David Evan Thomas, composer


Thrum (2002) 4 guitars 17'
Commissioned by the Jerome Foundation for the Minneapolis Guitar Quartet.
Premiere—2002, by the Minneapolis Guitar Quartet, Minneapolis, MN.

Program Note

Poet Donald Hall writes of finding a box of scraps in the attic with the label “string too short to be saved.” The title of this work plays with the thrumming sound a guitar inevitably makes, but also with the notion of string as a bit of thrum. I had in mind the process of weaving bits together to make a sturdy but colorful fabric.

I am not a guitarist. But in my exploration of the instrument over several solo and chamber works I found that comfortable hand positions lead to sweet harmonies. Thrum reflects that relaxed harmonic language. A quartet of guitars has a unified sound, like a big, 24-string instrument. But I was equally interested in creating a concertante work, with opportunities for individual display, and the repartee of opposing groups.

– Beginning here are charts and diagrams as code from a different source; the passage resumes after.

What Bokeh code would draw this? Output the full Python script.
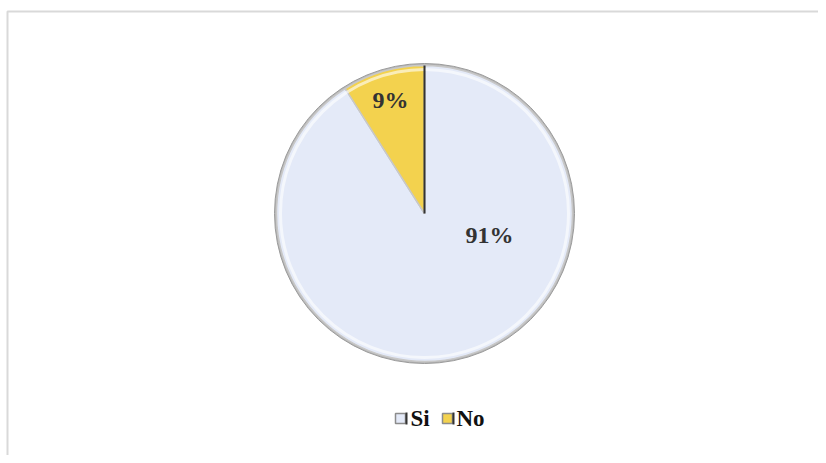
import math
from bokeh.plotting import figure
from bokeh.models import Range1d, ColumnDataSource
from bokeh.core.properties import value
from bokeh.embed import file_html
from bokeh.resources import INLINE

categories = ["Si", "No"]
shares = [91, 9]
labels = ["91%", "9%"]
colors = ["#e4eaf8", "#f3d24e"]

W, H = 818, 455
OFF = 0
p = figure(width=W, height=H, output_backend="svg", toolbar_location=None,
           x_range=Range1d(0, W), y_range=Range1d(0, H), min_border=0,
           outline_line_color=None, background_fill_color="white")
p.axis.visible = False
p.grid.visible = False

def py(y):  # page pixel y -> data y
    return H - (y - OFF)

def px(x):
    return x - OFF

# outer border
p.quad(left=[px(7)], right=[px(840)], top=[py(11)], bottom=[py(480)],
       fill_color=None, line_color="#d9d9d9", line_width=2)

cx, cy, r = px(424), py(213), 148
total = sum(shares)
start = math.pi / 2
no_frac = shares[1] / total
si_start = start + no_frac * 2 * math.pi
si_end = start + 2 * math.pi
src = ColumnDataSource(dict(start=[si_start, start], end=[si_end, si_start],
                            color=colors, cat=categories))
# rim shadow
p.circle(x=[cx], y=[cy], radius=r + 2, fill_color="#b8b8b8", line_color="#9a9a9a", line_width=1)
p.wedge(x=cx, y=cy, radius=r, start_angle="start", end_angle="end",
        fill_color="color", line_color="#c8c8c8", line_width=1.5, source=src)
p.circle(x=[cx], y=[cy], radius=r - 4, fill_color=None, line_color="white", line_alpha=0.6, line_width=3)
p.segment(x0=[cx], y0=[cy], x1=[cx], y1=[cy + r], line_color="#333333", line_width=2)

# labels
lab_pos = [(px(489), py(234)), (px(390), py(99))]
p.text(x=[q[0] for q in lab_pos], y=[q[1] for q in lab_pos], text=labels,
       text_font=value("Liberation Serif"), text_font_style="bold",
       text_font_size="24px", text_color="#333333",
       text_align="center", text_baseline="middle")

# legend
leg_x = [px(400), px(447)]
leg_tx = [px(410), px(456)]
leg_y = py(418)
p.scatter(x=leg_x, y=[leg_y, leg_y], marker="square", size=10,
          fill_color=colors, line_color="#8c8c8c", line_width=1.5)
p.segment(x0=[q + 6 for q in leg_x], y0=[leg_y - 6] * 2, x1=[q + 6 for q in leg_x],
          y1=[leg_y + 6] * 2, line_color="#333333", line_width=2)
p.text(x=leg_tx, y=[leg_y, leg_y], text=categories,
       text_font=value("Liberation Serif"), text_font_style="bold",
       text_font_size="23px", text_color="#111111",
       text_align="left", text_baseline="middle")

open("out.html", "w").write(file_html(p, INLINE))
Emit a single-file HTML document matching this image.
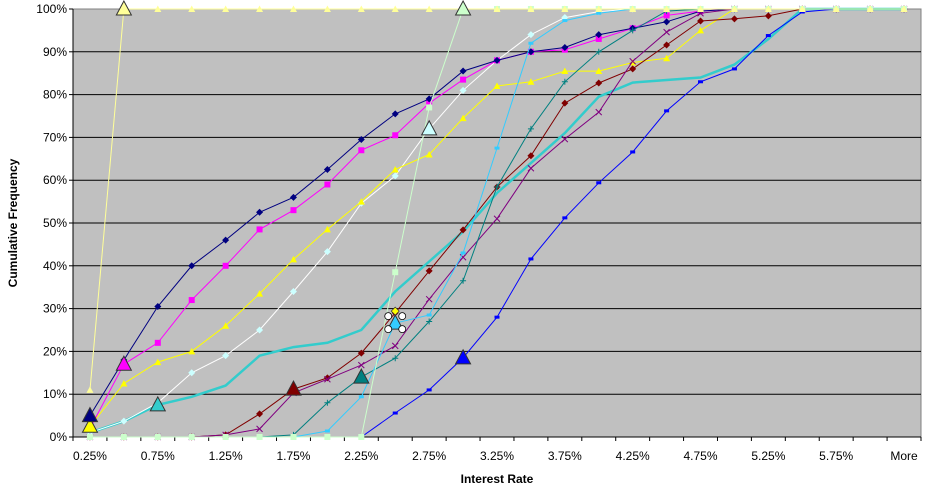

After a brief and lyrical introduction, a perky theme proposes a buoyant concerto movement, with figurative episodes in between statements. In time, there is a second, more lyrical theme, later the principal theme in longer notes, and finally the two themes together.

The slow movement is part philosophy lesson, part stroll to a garden of little bells, where the first notes of the work are recalled, as if in memory. The recessional is leisurely. On the way out of the garden, a developing motive suggests a subject for the final movement's fugue. A vigorous coda reconciles the guitar's melodic and chordal natures.

Thrum was commissioned by The Jerome Foundation for the Minneapolis Guitar Quartet, and was premiered by that ensemble in April, 2002 in Minneapolis, Minnesota. The performers were Alan Johnston, Joseph Hagedorn, O. Nicholas Raths and David Crittenden.